Looking for 0 members. We are now full
We have 1500ac trophy managed. It has power, water, camper hookup, deer, turkey, ducks, some hogs, fishing in the river. Club food plots for all members to hunt. 
*The club has (5) 1200lb protein gravity feeders maintained by club officers.* We are a family oriented club with a total of 24 members on our club. We use a pin board for hunting location. Each paid member is allowed one private area and can hunt other areas as long as they don't encroach others private area. Dues are: $1000.00
Dues include: 
    1. Camper hookup/power/water
    2. Community food plots/seed/ fertilized with 
        chicken litter 
    3. One private area 200yrd radius and hunt other spots
    4. Hunting shack with club map/ cooking and lounging
    5. Club Feeders filled and maintained by club officers 
 For more info call: 
Tim 770-503-5829 no calls after 9pm


----------



## Rack Master (Mar 1, 2015)

Going down this Saturday. If you want to see this awesome club!


----------



## mondich79 (Mar 1, 2015)

What is camping situation? I don't have a camper.......


----------



## Rack Master (Mar 6, 2015)

anyone interested Contact: Tim 770-503-5829


----------



## Rack Master (Mar 6, 2015)

btt


----------



## lineman28 (Mar 7, 2015)

Where abouts in Hancock is the club located ?   Also what else is on the property deer turkey hogs?


----------



## yellowhammer73 (Mar 8, 2015)

lineman28 said:


> Where abouts in Hancock is the club located ?   Also what else is on the property deer turkey hogs?

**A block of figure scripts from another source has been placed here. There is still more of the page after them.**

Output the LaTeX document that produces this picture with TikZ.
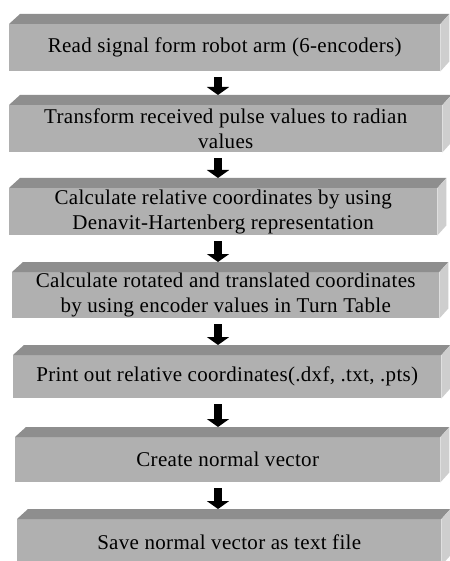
\documentclass[tikz,border=0pt]{standalone}
\usepackage{fontspec}
\setmainfont{Liberation Serif}[LetterSpace=1.5]
\usetikzlibrary{arrows.meta,calc}
\definecolor{frontgray}{RGB}{176,176,176}
\definecolor{topgray}{RGB}{142,142,142}
\definecolor{sidegray}{RGB}{206,206,206}
\tikzset{
  stepbox/.style={fill=frontgray, draw=none, inner sep=0pt, align=center,
    font=\fontsize{21}{25}\selectfont, anchor=north west},
  topface/.style={fill=topgray},
  sideface/.style={fill=sidegray},
  flowarrow/.style={draw=black, line width=8pt,
    -{Triangle[length=8pt,width=22pt]}, shorten <=6pt}
}
\newcommand{\boxfaces}[1]{%
  \fill[topface] (#1.north west) -- ++(11pt,10pt) -- ($(#1.north east)+(9pt,10pt)$) -- (#1.north east) -- cycle;
  \fill[sideface] (#1.north east) -- ++(9pt,10pt) -- ($(#1.south east)+(9pt,10pt)$) -- (#1.south east) -- cycle;
  \coordinate (#1t) at ([yshift=10pt]#1.north);
}
\begin{document}
\begin{tikzpicture}
\fill[white] (0pt,0pt) rectangle (449pt,-561pt);
\useasboundingbox (0pt,0pt) rectangle (449pt,-561pt);
\coordinate (ax) at (218pt,0pt);

\node[stepbox, minimum width=431pt, minimum height=47pt] (b1) at (9pt,-24pt)
  {Read signal form robot arm (6-encoders)};
\node[stepbox, minimum width=433pt, minimum height=47pt] (b2) at (9pt,-105pt)
  {Transform received pulse values to radian\\values};
\node[stepbox, minimum width=428pt, minimum height=47pt] (b3) at (9pt,-188pt)
  {Calculate relative coordinates by using\\Denavit-Hartenberg representation};
\node[stepbox, minimum width=427pt, minimum height=46pt] (b4) at (12pt,-272pt)
  {Calculate rotated and translated coordinates\\by using encoder values in Turn Table};
\node[stepbox, minimum width=428pt, minimum height=43pt] (b5) at (13pt,-355pt)
  {Print out relative coordinates(.dxf, .txt, .pts)};
\node[stepbox, minimum width=425pt, minimum height=45pt] (b6) at (15pt,-437pt)
  {Create normal vector};
\node[stepbox, minimum width=424pt, minimum height=46pt] (b7) at (17pt,-519pt)
  {Save normal vector as text file};

\boxfaces{b1}
\boxfaces{b2}
\boxfaces{b3}
\boxfaces{b4}
\boxfaces{b5}
\boxfaces{b6}
\boxfaces{b7}

\draw[flowarrow] (b1.south -| ax) -- (b2t -| ax);
\draw[flowarrow] (b2.south -| ax) -- (b3t -| ax);
\draw[flowarrow] (b3.south -| ax) -- (b4t -| ax);
\draw[flowarrow] (b4.south -| ax) -- (b5t -| ax);
\draw[flowarrow] (b5.south -| ax) -- (b6t -| ax);
\draw[flowarrow] (b6.south -| ax) -- (b7t -| ax);
\end{tikzpicture}
\end{document}
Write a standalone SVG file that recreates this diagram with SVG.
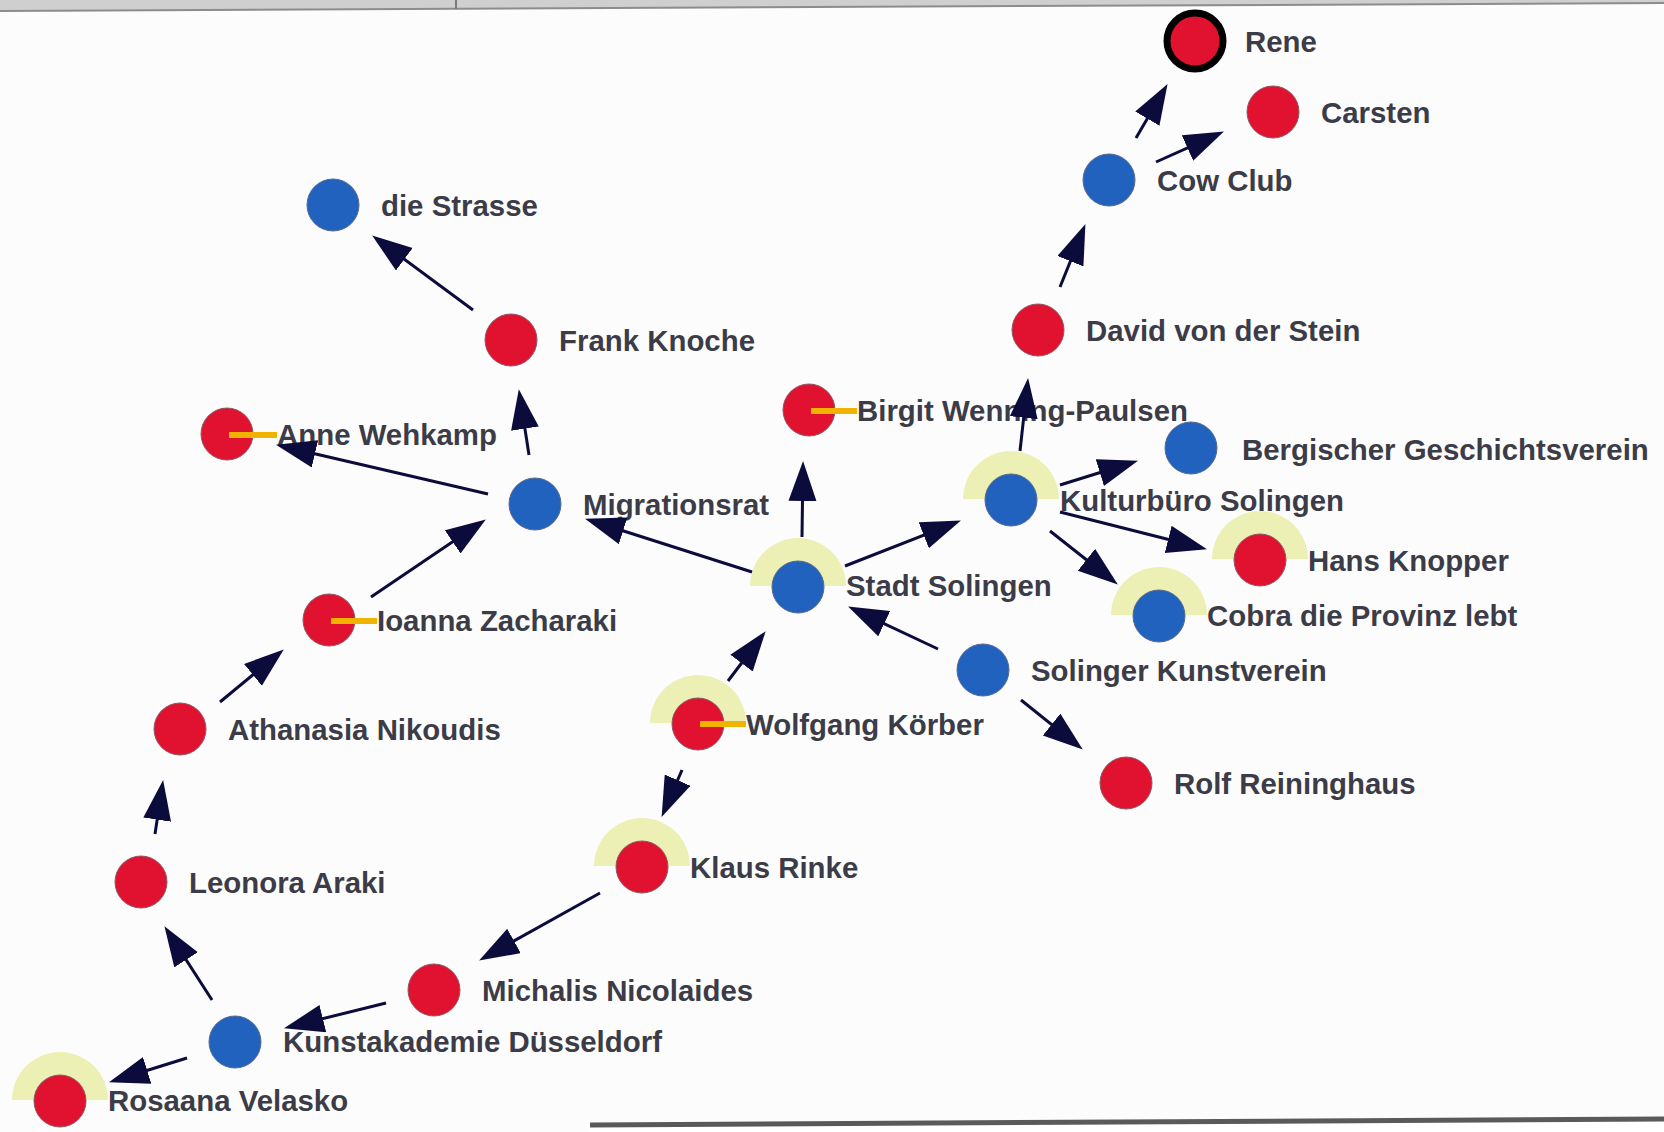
<svg xmlns="http://www.w3.org/2000/svg" width="1664" height="1132" viewBox="0 0 1664 1132">
  <style>
    .bg { fill: #fcfcfc; }
    .halo { fill: #edf0b4; }
    .red { fill: #e1122f; stroke: #8a5a66; stroke-width: 1; }
    .blue { fill: #2262bf; stroke: #5a6a8a; stroke-width: 1; }
    .sel { stroke: #000000; stroke-width: 7; }
    .tag { stroke: #f2b300; stroke-width: 6; }
    .lbl { font-family: "Liberation Sans", Arial, sans-serif; font-weight: bold; font-size: 29.4px; fill: #3c3c48; }
    .edge { stroke: #0c0c3c; stroke-width: 3; fill: none; marker-end: url(#arrow); }
  </style>
  <defs>
    <marker id="arrow" markerUnits="userSpaceOnUse" markerWidth="42" markerHeight="30" viewBox="0 0 42 30" refX="29" refY="14" orient="auto">
      <path d="M0,0 L40,14 L0,28 Z" fill="#0c0c3c"/>
    </marker>
    <path id="halo" d="M-48,-1 A48,48 0 0 1 48,-1 Z"/>
  </defs>

  <rect class="bg" x="0" y="0" width="1664" height="1132"/>

  <!-- window frame remnants -->
  <g id="frame">
    <polygon points="0,0 1664,0 1664,3 0,11" fill="#cfcfcf"/>
    <line x1="0" y1="11" x2="1664" y2="3" stroke="#8c8c8c" stroke-width="2"/>
    <line x1="456" y1="0" x2="456" y2="9" stroke="#7a7a7a" stroke-width="2"/>
    <polygon points="590,1126 1664,1118 1664,1132 590,1132" fill="#ffffff"/>
    <line x1="590" y1="1125" x2="1664" y2="1119" stroke="#5a5a5a" stroke-width="5"/>
  </g>

  <g id="nodes">
    <g id="n-rene" transform="translate(1195,41)">
      <circle r="28" class="red sel"/>
      <text class="lbl" x="50" y="11">Rene</text>
    </g>
    <g id="n-carsten" transform="translate(1273,112)">
      <circle r="26" class="red"/>
      <text class="lbl" x="48" y="11">Carsten</text>
    </g>
    <g id="n-cowclub" transform="translate(1109,180)">
      <circle r="26" class="blue"/>
      <text class="lbl" x="48" y="11">Cow Club</text>
    </g>
    <g id="n-strasse" transform="translate(333,205)">
      <circle r="26" class="blue"/>
      <text class="lbl" x="48" y="11">die Strasse</text>
    </g>
    <g id="n-frank" transform="translate(511,340)">
      <circle r="26" class="red"/>
      <text class="lbl" x="48" y="11">Frank Knoche</text>
    </g>
    <g id="n-david" transform="translate(1038,330)">
      <circle r="26" class="red"/>
      <text class="lbl" x="48" y="11">David von der Stein</text>
    </g>
    <g id="n-birgit" transform="translate(809,410)">
      <circle r="26" class="red"/>
      <line class="tag" x1="2" y1="1" x2="48" y2="1"/>
      <text class="lbl" x="48" y="11">Birgit Wenning-Paulsen</text>
    </g>
    <g id="n-anne" transform="translate(227,434)">
      <circle r="26" class="red"/>
      <line class="tag" x1="2" y1="1" x2="50" y2="1"/>
      <text class="lbl" x="50" y="11">Anne Wehkamp</text>
    </g>
    <g id="n-bergischer" transform="translate(1191,448)">
      <circle r="26" class="blue"/>
      <text class="lbl" x="51" y="12">Bergischer Geschichtsverein</text>
    </g>
    <g id="n-migrationsrat" transform="translate(535,504)">
      <circle r="26" class="blue"/>
      <text class="lbl" x="48" y="11">Migrationsrat</text>
    </g>
    <g id="n-kulturbuero" transform="translate(1011,500)">
      <use href="#halo" class="halo"/>
      <circle r="26" class="blue"/>
      <text class="lbl" x="49" y="11">Kulturbüro Solingen</text>
    </g>
    <g id="n-hans" transform="translate(1260,560)">
      <use href="#halo" class="halo"/>
      <circle r="26" class="red"/>
      <text class="lbl" x="48" y="11">Hans Knopper</text>
    </g>
    <g id="n-stadt" transform="translate(798,587)">
      <use href="#halo" class="halo"/>
      <circle r="26" class="blue"/>
      <text class="lbl" x="48" y="9">Stadt Solingen</text>
    </g>
    <g id="n-cobra" transform="translate(1159,616)">
      <use href="#halo" class="halo"/>
      <circle r="26" class="blue"/>
      <text class="lbl" x="48" y="10">Cobra die Provinz lebt</text>
    </g>
    <g id="n-ioanna" transform="translate(329,620)">
      <circle r="26" class="red"/>
      <line class="tag" x1="2" y1="1" x2="48" y2="1"/>
      <text class="lbl" x="48" y="11">Ioanna Zacharaki</text>
    </g>
    <g id="n-kunstverein" transform="translate(983,670)">
      <circle r="26" class="blue"/>
      <text class="lbl" x="48" y="11">Solinger Kunstverein</text>
    </g>
    <g id="n-athanasia" transform="translate(180,729)">
      <circle r="26" class="red"/>
      <text class="lbl" x="48" y="11">Athanasia Nikoudis</text>
    </g>
    <g id="n-wolfgang" transform="translate(698,724)">
      <use href="#halo" class="halo"/>
      <circle r="26" class="red"/>
      <line class="tag" x1="2" y1="0" x2="48" y2="0"/>
      <text class="lbl" x="48" y="11">Wolfgang Körber</text>
    </g>
    <g id="n-rolf" transform="translate(1126,783)">
      <circle r="26" class="red"/>
      <text class="lbl" x="48" y="11">Rolf Reininghaus</text>
    </g>
    <g id="n-klaus" transform="translate(642,867)">
      <use href="#halo" class="halo"/>
      <circle r="26" class="red"/>
      <text class="lbl" x="48" y="11">Klaus Rinke</text>
    </g>
    <g id="n-leonora" transform="translate(141,882)">
      <circle r="26" class="red"/>
      <text class="lbl" x="48" y="11">Leonora Araki</text>
    </g>
    <g id="n-michalis" transform="translate(434,990)">
      <circle r="26" class="red"/>
      <text class="lbl" x="48" y="11">Michalis Nicolaides</text>
    </g>
    <g id="n-kunstakademie" transform="translate(235,1042)">
      <circle r="26" class="blue"/>
      <text class="lbl" x="48" y="10">Kunstakademie Düsseldorf</text>
    </g>
    <g id="n-rosaana" transform="translate(60,1101)">
      <use href="#halo" class="halo"/>
      <circle r="26" class="red"/>
      <text class="lbl" x="48" y="10">Rosaana Velasko</text>
    </g>
  </g>

  <g id="connectors">
    <line class="edge" x1="473" y1="310" x2="381" y2="242"/>
    <line class="edge" x1="529" y1="455" x2="520.5" y2="400"/>
    <line class="edge" x1="488" y1="494" x2="286.7" y2="447.3"/>
    <line class="edge" x1="371" y1="597" x2="476.7" y2="525.6"/>
    <line class="edge" x1="220" y1="702" x2="275.3" y2="656.4"/>
    <line class="edge" x1="155" y1="834" x2="161.5" y2="790.9"/>
    <line class="edge" x1="212" y1="1000" x2="170.4" y2="935.4"/>
    <line class="edge" x1="386" y1="1003" x2="294.7" y2="1025.6"/>
    <line class="edge" x1="187" y1="1058" x2="119.5" y2="1079"/>
    <line class="edge" x1="600" y1="893" x2="488.7" y2="955.1"/>
    <line class="edge" x1="682" y1="770" x2="666" y2="806.8"/>
    <line class="edge" x1="728" y1="681" x2="759" y2="640"/>
    <line class="edge" x1="752" y1="572" x2="595.5" y2="522"/>
    <line class="edge" x1="802" y1="537" x2="802.9" y2="472"/>
    <line class="edge" x1="845" y1="566" x2="950.7" y2="524.6"/>
    <line class="edge" x1="938" y1="649" x2="858" y2="611.3"/>
    <line class="edge" x1="1021" y1="700" x2="1074.2" y2="742.7"/>
    <line class="edge" x1="1020" y1="451" x2="1026.9" y2="388.9"/>
    <line class="edge" x1="1060" y1="485" x2="1127.5" y2="464"/>
    <line class="edge" x1="1060" y1="512" x2="1196.3" y2="546.5"/>
    <line class="edge" x1="1050" y1="531" x2="1109.2" y2="577.8"/>
    <line class="edge" x1="1060" y1="287" x2="1081.3" y2="234.3"/>
    <line class="edge" x1="1136" y1="138" x2="1162" y2="93.6"/>
    <line class="edge" x1="1156" y1="162" x2="1213.9" y2="136.1"/>
  </g>
</svg>
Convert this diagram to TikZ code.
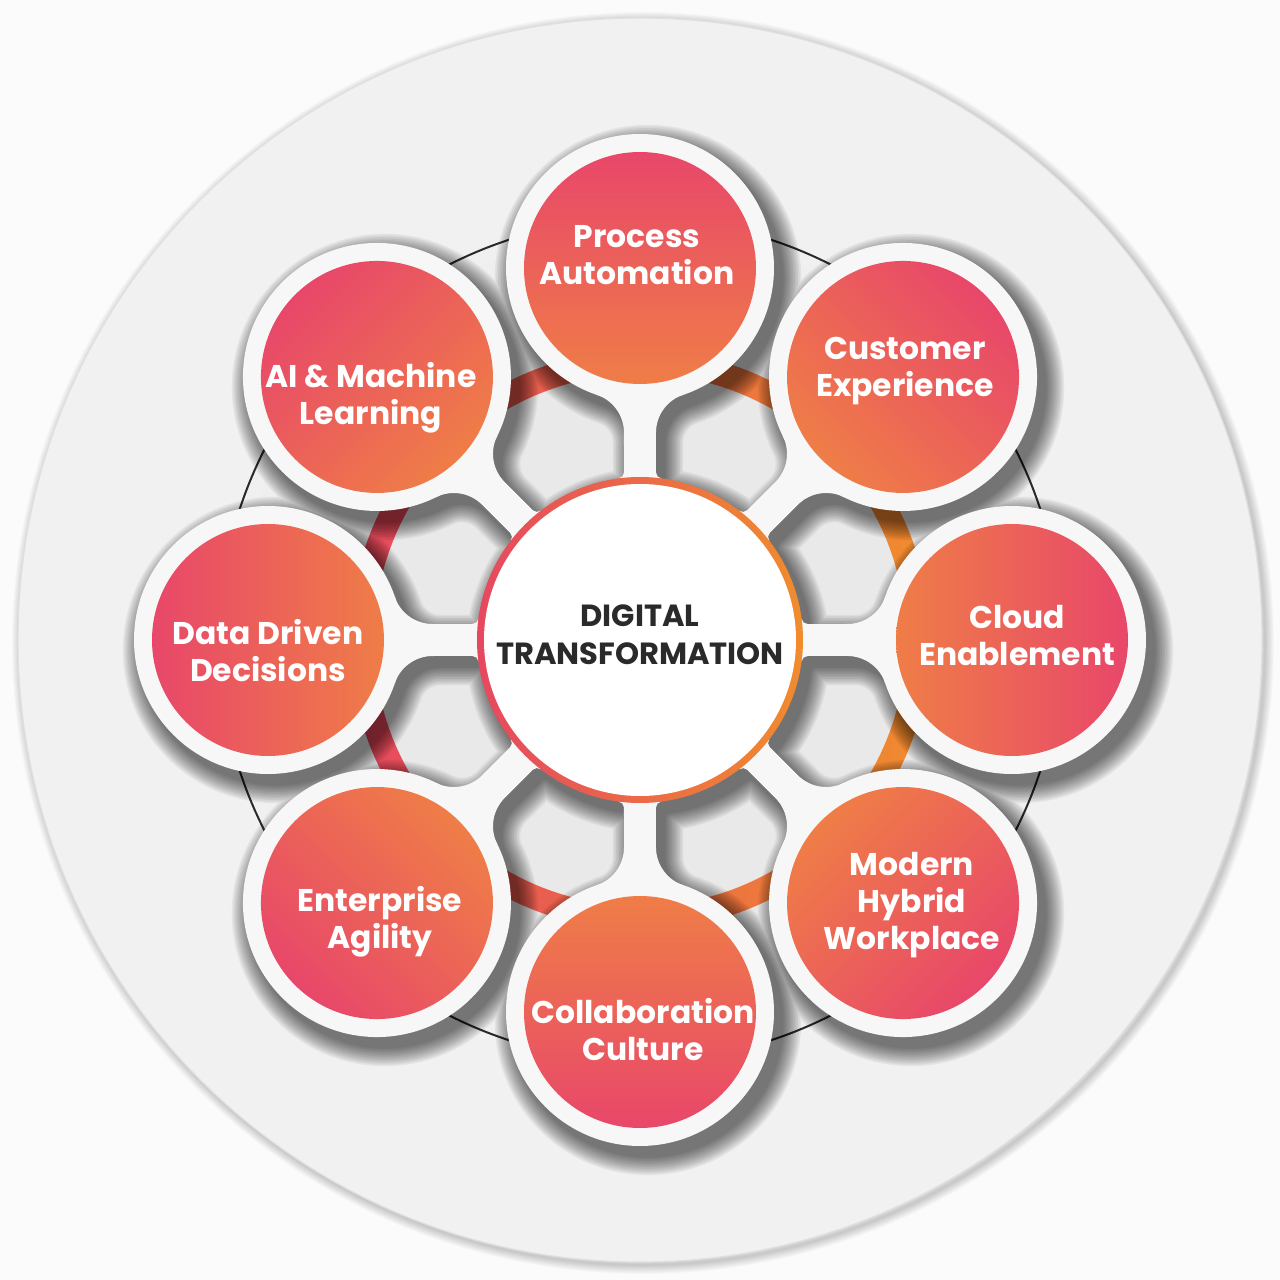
\documentclass[tikz,border=0pt]{standalone}
\usepackage{fontspec}
\setmainfont{Poppins}
\definecolor{cred}{HTML}{E8476A}
\definecolor{corange}{HTML}{EF7D47}
\definecolor{rred}{HTML}{E6485F}
\definecolor{rorange}{HTML}{F08C2E}
\definecolor{plate}{HTML}{F7F7F7}
\definecolor{surface}{HTML}{F1F1F1}
\definecolor{hole}{HTML}{E9E9E9}
\definecolor{ink}{HTML}{2A2A2A}
\definecolor{pagebg}{HTML}{FBFBFB}
\pgfdeclareradialshading{holeshade}{\pgfpointorigin}{color(0bp)=(hole); color(18bp)=(hole); color(25bp)=(surface); color(50bp)=(surface)}
\newcommand\neckfill[1]{\path[#1] (0,0) -- (161.6,21.2) arc[start angle=187.6,end angle=270,radius=6] -- (207.3,16) arc[start angle=270,end angle=341.2,radius=40] -- (372,0) -- (245.2,-43.1) arc[start angle=18.8,end angle=90,radius=40] -- (167.6,-16) arc[start angle=90,end angle=172.4,radius=6] -- cycle;}
\newcommand\outerfont{\fontsize{15.7pt}{18.5pt}\selectfont\bfseries}
\newcommand\centerfont{\fontsize{15.3pt}{19pt}\selectfont\bfseries}
\tikzset{
  halo/.style={circle, inner sep=0pt, minimum size=134pt, fill=plate},
  bubble/.style={circle, inner sep=0pt, minimum size=116pt},
  bubbletext/.style={inner sep=0pt, align=center, text=white, font=\outerfont},
  shadowpart/.style={fill=black, draw=black, line join=round, opacity=1},
}
\begin{document}
\begin{tikzpicture}[x=0.5pt, y=0.5pt]
\useasboundingbox (-640,-640) rectangle (640,640);
\fill[pagebg] (-640,-640) rectangle (640,640);
% big disc with soft shadow
\foreach \k in {1,...,10}{
  \pgfmathsetmacro\lw{0.9*\k}
  \draw[black, opacity=0.018, line width=\lw pt] (3,-3) circle (622);
}
\fill[surface] (0,0) circle (622);
\draw[black!12, line width=0.6pt] (0,0) circle (622);
% recessed inner area
\path[shading=holeshade] (0,0) circle (430);
% thin ring
\draw[ink, line width=1pt] (0,0) circle (421);
% coloured ring
\path[left color=rred, right color=rorange, even odd rule] (0,0) circle (290) (0,0) circle (266);
% soft shadows of the raised plate
\foreach \k in {1,...,12}{
  \pgfmathsetmacro\lw{1.6*\k}
  \begin{scope}[transparency group, opacity=0.055, shift={(8,-10)}]
    \path[shadowpart, line width=\lw pt] (0,0) circle (163);
    \foreach \a in {90,45,0,-45,-90,-135,180,135}{
      \path[shadowpart, line width=\lw pt] (\a:372) circle (134);
      \begin{scope}[rotate=\a]
        \neckfill{shadowpart, line width=\lw pt}
      \end{scope}
    }
  \end{scope}
}
% raised plate: necks
\foreach \a in {90,45,0,-45,-90,-135,180,135}{
  \begin{scope}[rotate=\a]
    \neckfill{fill=plate}
  \end{scope}
}
% centre
\node[circle, inner sep=0pt, minimum size=163pt, left color=rred, right color=rorange] (dtring) at (0,0) {};
\node[circle, inner sep=0pt, minimum size=156pt, fill=white] (dt) at (dtring.center) {};
\node[inner sep=0pt, align=center, text=ink, font=\centerfont] (dtt) at (0,5) {DIGITAL\\TRANSFORMATION};
% outer bubbles
\foreach \a/\t/\x/\y [count=\i, evaluate=\a as \sa using \a-90] in {
  90/Process\\Automation/-3/385,
  45/Customer\\Experience/265/269,
  0/Cloud\\Enablement/377/4,
  -45/Modern\\Hybrid\\Workplace/272/-265,
  -90/Collaboration\\Culture/3/-390,
  -135/Enterprise\\Agility/-260/-282,
  180/Data Driven\\Decisions/-372/-11,
  135/AI \& Machine\\Learning/-269/242}{
  \node[halo] (h\i) at (\a:372) {};
  \node[bubble, top color=cred, bottom color=corange, shading angle=\sa] (n\i) at (h\i.center) {};
  \node[bubbletext] (t\i) at (\x,\y) {\t};
}
\end{tikzpicture}
\end{document}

I've hunted this club the past 2 years. My wife and I have seen a ton of bucks! The wife had 9 different branched antlered bucks come by her this year. She also had several spike/fork horns come by as well. I saw my share of bucks also.
The land has plenty of deer, a strong turkey population, and an a hog here and there. A few bear travel through in the spring and summer.
The land boarders the river and has one big creek that runs through the middle of the property. And several smaller creeks.
Very diverse lay out. Mature pines, thick planted pines, hardwood bottoms, new select cut, and open food plot areas. Plenty of huge white oak trees. 
It has a great road system that can be traveled with a 2-wheeled truck. The roads use to be maintained by dnr. Most of the property is the old wma. 
If your a small game hunter plenty of rabbit and fox squirrel. Coon are in good numbers as well.
Camp is awesome! Very secure. I've left my golf cart and 4wheeler down there since I got in the club and feel safe with it there.
Some of the BEST guys I'VE  ever hunted with. The first year we got in I knew NOBODY there. All the guys treated my wife and me like they had known us our whole life. 
All of these men are willing to help you in any way. Clear and area for food plot or hang a stand. Just great guys.
They do allow a little drinking just NO drunkenness. PERIOD! I had no problem taking the wife or my 14 year old daughter.
AWESOME PLACE!!! AND AWESOME PEOPLE!!!!!!!!!!!!!!!!

I hope this helps anyone interested in a new club.


----------



## yellowhammer73 (Mar 8, 2015)

lineman28 said:


> Where abouts in Hancock is the club located ?   Also what else is on the property deer turkey hogs?



Oh the land is located off I-20 at exit 148. Its in the Powellton/Maufield area. Off Union Church Rd.


----------



## yellowhammer73 (Mar 9, 2015)

If anyone has any questions please call Tim. He is the president of club. 770-503-5829. He will be able to better answer any and all questions. Thanks


----------



## Rack Master (Mar 24, 2015)

If you want to be on the waiting list call Tim @ 770-503-5829 Thanks and have a Blessed Day!


----------



## Oldsnipr (May 12, 2015)

*Memberships Available?*

Are there any memberships available for 2015-2016 season?

Thanks,

Tom


----------